Question

What is the solution to the inequality |3x| ≥ 0

Answer

**step1** Understanding the Problem

We are asked to find what numbers 'x' can be so that when we multiply 'x' by 3 and then find its absolute value, the result is always greater than or equal to 0. The symbol $$| |$$ means "absolute value," which tells us how far a number is from zero on the number line.

**step2** Understanding Absolute Value

Let's think about absolute value with some examples.
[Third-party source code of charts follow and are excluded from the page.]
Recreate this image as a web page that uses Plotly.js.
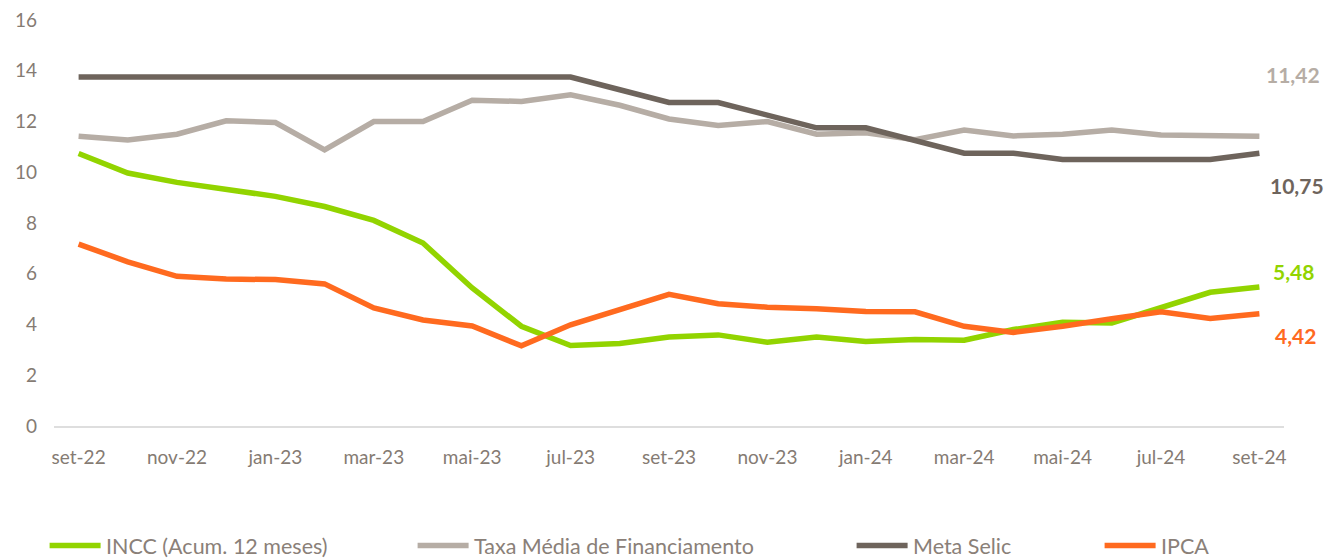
<!DOCTYPE html>
<html>
<head>
<meta charset="utf-8">
<script src="https://cdn.plot.ly/plotly-3.0.1.min.js"></script>
<style>html,body{margin:0;padding:0;background:#fff;}#chart{width:1342px;height:559px;}</style>
</head>
<body>
<div id="chart"></div>
<script>
const months = ["set-22","out-22","nov-22","dez-22","jan-23","fev-23","mar-23","abr-23","mai-23","jun-23","jul-23","ago-23",
  "set-23","out-23","nov-23","dez-23","jan-24","fev-24","mar-24","abr-24","mai-24","jun-24","jul-24","ago-24","set-24"];
const incc  = [10.74,9.97,9.60,9.31,9.05,8.65,8.10,7.21,5.44,3.93,3.17,3.25,3.51,3.59,3.30,3.51,3.33,3.41,3.38,3.80,4.09,4.06,4.69,5.27,5.48];
const taxa  = [11.42,11.27,11.50,12.03,11.96,10.88,12.00,12.00,12.84,12.79,13.05,12.64,12.10,11.84,12.00,11.50,11.56,11.28,11.66,11.43,11.50,11.66,11.47,11.47,11.42];
const selic = [13.75,13.75,13.75,13.75,13.75,13.75,13.75,13.75,13.75,13.75,13.75,13.25,12.75,12.75,12.25,11.75,11.75,11.25,10.75,10.75,10.50,10.50,10.50,10.50,10.75];
const ipca  = [7.17,6.47,5.90,5.79,5.77,5.60,4.65,4.18,3.94,3.16,3.99,4.61,5.19,4.82,4.68,4.62,4.51,4.50,3.93,3.69,3.93,4.23,4.50,4.24,4.42];
const seriesNames = ["INCC (Acum. 12 meses)","Taxa Média de Financiamento","Meta Selic","IPCA"];
const yTicks = [0,2,4,6,8,10,12,14,16];

const colors = ["#92d400","#b6ada5","#6e645c","#ff6a1f"];
const allSeries = [incc, taxa, selic, ipca];
const FONT = "Lato, Carlito, Calibri, sans-serif";

const traces = allSeries.map((s,i)=>({
  x: months, y: s, type:'scatter', mode:'lines', name: seriesNames[i],
  line:{color:colors[i], width:5.5, shape:'linear'}, showlegend:false, hoverinfo:'skip'
}));

// end labels (positions are styling)
const labelY = [6.08, 13.84, 9.47, 3.56];
const labelShift = [34, 34, 38, 36];
const fmt = v => v.toFixed(2).replace('.', ',');
const annotations = allSeries.map((s,i)=>({
  x: months[months.length-1], y: labelY[i], xref:'x', yref:'y',
  text: '<b>'+fmt(s[s.length-1])+'</b>', showarrow:false, xshift: labelShift[i],
  font:{family:FONT, size:21, color:colors[i]}
}));

// manual legend
const legX = [48, 416, 855, 1103];
const legY = 546;
const shapes = [];
seriesNames.forEach((n,i)=>{
  shapes.push({type:'line', xref:'paper', yref:'paper', xsizemode:'pixel', ysizemode:'pixel',
    xanchor:0, yanchor:0, x0:legX[i]-54.4+2, x1:legX[i]-54.4+53, y0:-(legY-426.5), y1:-(legY-426.5),
    line:{color:colors[i], width:5.5}});
  annotations.push({xref:'paper', yref:'paper', x:0, y:0, xshift:legX[i]-54.4+56, yshift:-(legY-426.5),
    xanchor:'left', yanchor:'middle', text:n, showarrow:false,
    font:{family:FONT, size:21.5, color:'#8a8078'}});
});

const layout = {
  width:1342, height:559,
  margin:{l:54.4, r:58.4, t:20, b:132.5},
  paper_bgcolor:'#fff', plot_bgcolor:'#fff',
  font:{family:FONT, color:'#857b73'},
  xaxis:{type:'category', range:[-0.5, months.length-0.5], showgrid:false, zeroline:false,
    showline:true, linecolor:'#dedede', linewidth:1.5, ticks:'', dtick:2,
    tickfont:{family:FONT, size:19, color:'#857b73'}, ticklabelstandoff:14},
  yaxis:{range:[0,16], tickvals:yTicks, showgrid:false, zeroline:false, showline:false, ticks:'',
    tickfont:{family:FONT, size:19, color:'#857b73'}, ticklabelstandoff:16},
  shapes: shapes,
  annotations: annotations,
  showlegend:false
};
Plotly.newPlot('chart', traces, layout, {displayModeBar:false, staticPlot:true});
</script>
</body>
</html>
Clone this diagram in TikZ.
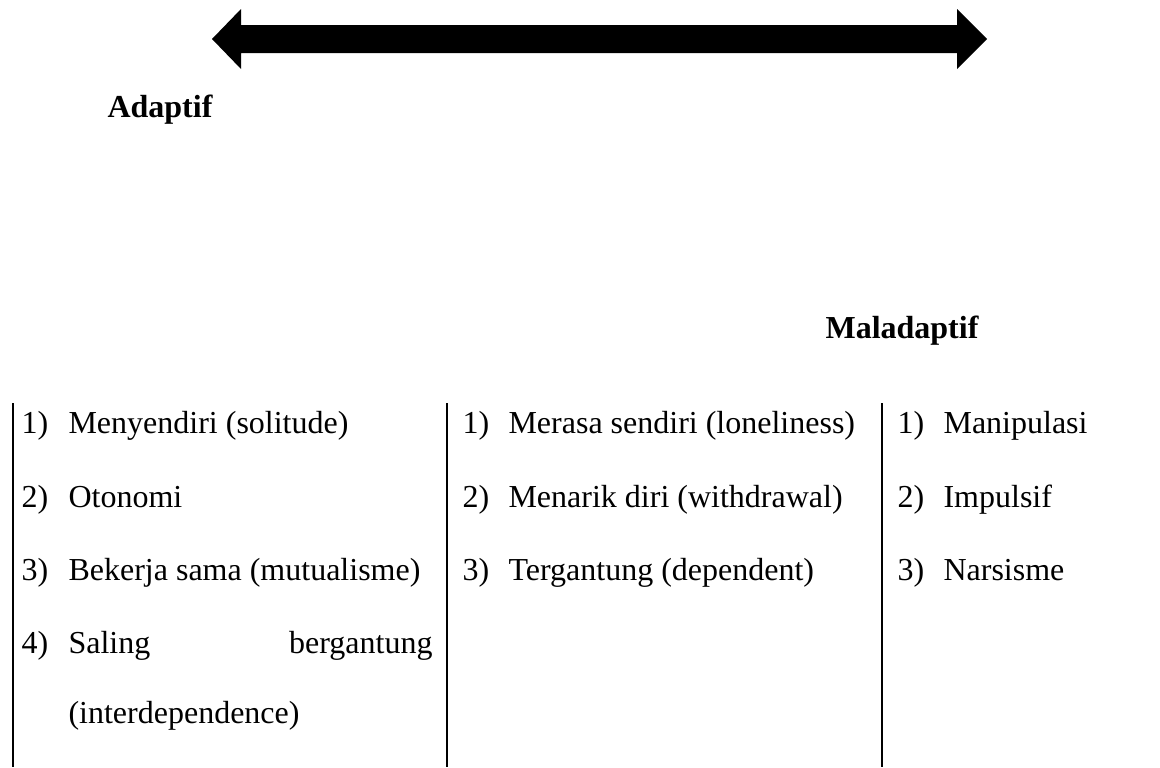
\documentclass[tikz,border=0pt]{standalone}
\usepackage{fontspec}
\setmainfont{Liberation Serif}
\begin{document}
\begin{tikzpicture}[x=0.375pt,y=-0.375pt,
  txt/.style={font=\fontsize{12}{14}\selectfont, inner sep=0, anchor=base west},
  headtxt/.style={txt, font=\fontsize{12}{14}\selectfont\bfseries},
  colline/.style={line width=0.9pt}]
\useasboundingbox (0,0) rectangle (1160,767);
% double arrow
\coordinate (L) at (212,39);
\coordinate (R) at (987,39);
\fill (L) -- (241,9) -- (241,25) -- (957,25) -- (957,9) -- (R)
      -- (957,69) -- (957,53) -- (241,53) -- (241,69) -- cycle;
% headings
\node[headtxt] (adaptif) at (107,117) {Adaptif};
\node[headtxt] (maladaptif) at (825,338) {Maladaptif};
% column lines
\coordinate (c1t) at (13,403);  \coordinate (c1b) at (13,767);
\coordinate (c2t) at (447,403); \coordinate (c2b) at (447,767);
\coordinate (c3t) at (882,403); \coordinate (c3b) at (882,767);
\draw[colline] (c1t) -- (c1b);
\draw[colline] (c2t) -- (c2b);
\draw[colline] (c3t) -- (c3b);
% column 1
\node[txt] (a1n) at (21,433) {1)};
\node[txt] (a1) at (68,433) {Menyendiri (solitude)};
\node[txt] (a2n) at (21,507) {2)};
\node[txt] (a2) at (68,507) {Otonomi};
\node[txt] (a3n) at (21,580) {3)};
\node[txt] (a3) at (68,580) {Bekerja sama (mutualisme)};
\node[txt] (a4n) at (21,653) {4)};
\node[txt] (a4) at (68,653) {\makebox[136.5pt][l]{Saling\hfill bergantung}};
\node[txt] (a4b) at (68,723) {(interdependence)};
% column 2
\node[txt] (b1n) at (462,433) {1)};
\node[txt] (b1) at (508,433) {Merasa sendiri (loneliness)};
\node[txt] (b2n) at (462,507) {2)};
\node[txt] (b2) at (508,507) {Menarik diri (withdrawal)};
\node[txt] (b3n) at (462,580) {3)};
\node[txt] (b3) at (508,580) {Tergantung (dependent)};
% column 3
\node[txt] (c1n) at (897,433) {1)};
\node[txt] (c1) at (943,433) {Manipulasi};
\node[txt] (c2n) at (897,507) {2)};
\node[txt] (c2) at (943,507) {Impulsif};
\node[txt] (c3n) at (897,580) {3)};
\node[txt] (c3) at (943,580) {Narsisme};
\end{tikzpicture}
\end{document}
If we have a number like 5, its distance from zero is 5. So, $$|5| = 5$$. If we have a number like -5, its distance from zero is also 5. So, $$|-5| = 5$$. If the number is 0, its distance from zero is 0. So, $$|0| = 0$$.
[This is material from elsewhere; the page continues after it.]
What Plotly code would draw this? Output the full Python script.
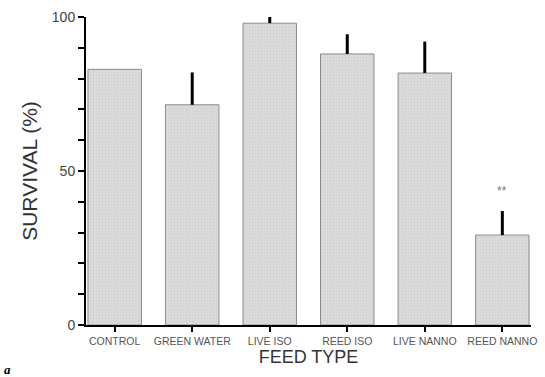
import plotly.graph_objects as go

categories = ["CONTROL", "GREEN WATER", "LIVE ISO", "REED ISO", "LIVE NANNO", "REED NANNO"]
survival = [83, 71.5, 98, 88, 81.8, 29.2]
error_up = [0, 10.5, 2, 6.4, 10.2, 7.8]
y_ticks = [0, 50, 100]

fig = go.Figure()
fig.add_trace(go.Bar(
    x=list(range(len(categories))),
    y=survival,
    width=0.69,
    marker=dict(color="#d6d6d6", line=dict(color="#8c8c8c", width=1),
                pattern=dict(shape=".", fgcolor="#c4c4c4", bgcolor="#dcdcdc", size=3, solidity=0.3)),
    error_y=dict(type="data", symmetric=False, array=error_up,
                 arrayminus=[0] * len(categories), color="black", thickness=3, width=0),
    showlegend=False,
))

fig.add_annotation(x=5, y=43.5, text="**", showarrow=False,
                   font=dict(size=12, color="#777777", family="Liberation Sans"))
fig.add_annotation(x=0.0, y=0.0, xref="paper", yref="paper", xanchor="left", yanchor="top",
                   text="<b><i>a</i></b>", showarrow=False, xshift=-84, yshift=-35,
                   font=dict(size=13, color="black", family="Liberation Serif"))

fig.update_layout(
    width=545, height=377,
    margin=dict(l=86, r=8, t=17, b=52),
    paper_bgcolor="white", plot_bgcolor="white",
    font=dict(family="Liberation Sans", color="#444444"),
    bargap=0.31,
)
fig.update_xaxes(
    range=[-0.37, 5.37],
    tickmode="array", tickvals=list(range(len(categories))), ticktext=categories,
    tickfont=dict(size=10.5, color="#555555"),
    ticklabeloverflow="allow",
    showline=True, linecolor="black", linewidth=2,
    ticks="outside", ticklen=5, tickwidth=2, tickcolor="black",
    showgrid=False, zeroline=False,
    title=dict(text="FEED TYPE", font=dict(size=18, color="#333333"), standoff=4),
)
fig.update_yaxes(
    range=[0, 100],
    tickmode="array", tickvals=y_ticks,
    tickfont=dict(size=14, color="#444444"),
    showline=True, linecolor="black", linewidth=2,
    ticks="outside", ticklen=6, tickwidth=2, tickcolor="black",
    minor=dict(dtick=10, ticks="outside", ticklen=6, tickwidth=2, tickcolor="black"),
    showgrid=False, zeroline=False,
    title=dict(text="SURVIVAL (%)", font=dict(size=21, color="#333333"), standoff=8),
)

fig.write_html("out.html")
**step3** Applying the Concept of Absolute Value

From the examples in the previous step, we can see a pattern: the absolute value of any number (whether it's positive, negative, or zero) is always a number that is zero or a positive number. It can never be a negative number, because distance cannot be negative.

**step4** Solving the Inequality

In our problem, we have the expression $$|3x|$$. No matter what number 'x' is, when we multiply it by 3, we get another number. For example, if x is 2, then 3x is 6; if x is -4, then 3x is -12; if x is 0, then 3x is 0. According to what we learned about absolute value, the absolute value of this new number (which is $$3x$$) will always be 0 or a positive number. Therefore, $$|3x|$$ will always be greater than or equal to 0.

**step5** Conclusion

Since the absolute value of $$3x$$ is always greater than or equal to 0, the inequality $$|3x| \ge 0$$ is true for all numbers 'x'. Any number you choose for 'x' will make this inequality true.